3. **Substitute and Simplify:**
* Now, I put these new $x$ and $y$ expressions into my tidy equation: $(x-y)^2 - 2(x+y) + 1 = 0$.
* First, let's figure out what $(x-y)$ and $(x+y)$ are in terms of $x'$ and $y'$:
$x-y = \frac{x' - y'}{\sqrt{2}} - \frac{x' + y'}{\sqrt{2}} = \frac{-2y'}{\sqrt{2}} = -\sqrt{2}y'$
$x+y = \frac{x' - y'}{\sqrt{2}} + \frac{x' + y'}{\sqrt{2}} = \frac{2x'}{\sqrt{2}} = \sqrt{2}x'$
* Now, substitute these into the equation:
$(-\sqrt{2}y')^2 - 2(\sqrt{2}x') + 1 = 0$
* Square the first term: $(-\sqrt{2}y')^2 = (-\sqrt{2})^2 (y')^2 = 2(y')^2$.
* The equation becomes: $2(y')^2 - 2\sqrt{2}x' + 1 = 0$.

4. **Recognize the Parabola:**
* To make it look like a standard parabola equation, I moved everything around so the squared term is on one side:
$2(y')^2 = 2\sqrt{2}x' - 1$
* Then, I divided everything by 2:
$(y')^2 = \sqrt{2}x' - \frac{1}{2}$
* Finally, I factored out $\sqrt{2}$ from the right side to match the standard form $(y-k)^2 = 4p(x-h)$:
$(y')^2 = \sqrt{2}\left(x' - \frac{1}{2\sqrt{2}}\right)$
To make it look even nicer, $\frac{1}{2\sqrt{2}}$ is the same as $\frac{\sqrt{2}}{4}$.
So, $(y')^2 = \sqrt{2}\left(x' - \frac{\sqrt{2}}{4}\right)$.

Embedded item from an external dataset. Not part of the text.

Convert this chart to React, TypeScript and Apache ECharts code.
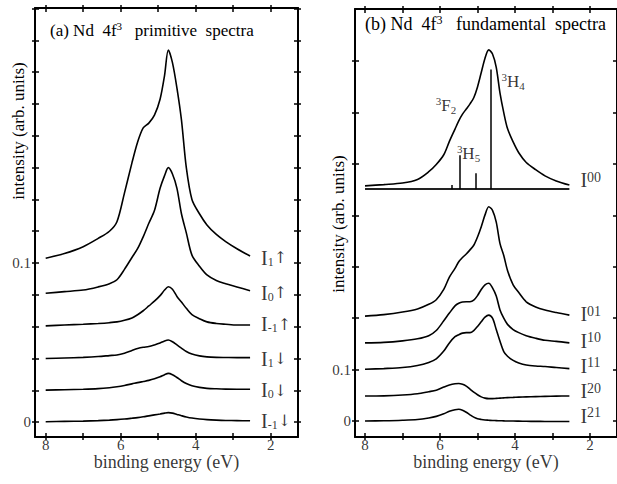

This is exactly the equation of a parabola! It's a parabola that opens to the right, and its vertex (the pointy part) is at $(\frac{\sqrt{2}}{4}, 0)$ in our new rotated coordinates.

5. **Why "Part of" a Parabola?**
* Remember how I said $x$ and $y$ had to be between 0 and 1? The original equation $\sqrt{x}+\sqrt{y}=1$ only shows a small curve in the first quadrant, like an arc, connecting the points $(1,0)$ and $(0,1)$.
* When we squared the equation to get rid of the square roots, we got a big polynomial equation that describes an *infinite* parabola. But the *original* graph only uses the part of that parabola that fits the rules of the square roots (where $x \ge 0, y \ge 0, x \le 1, y \le 1$). It's like taking a really long string shaped like a parabola and only keeping a specific segment of it! That's why it's a "part of" a parabola.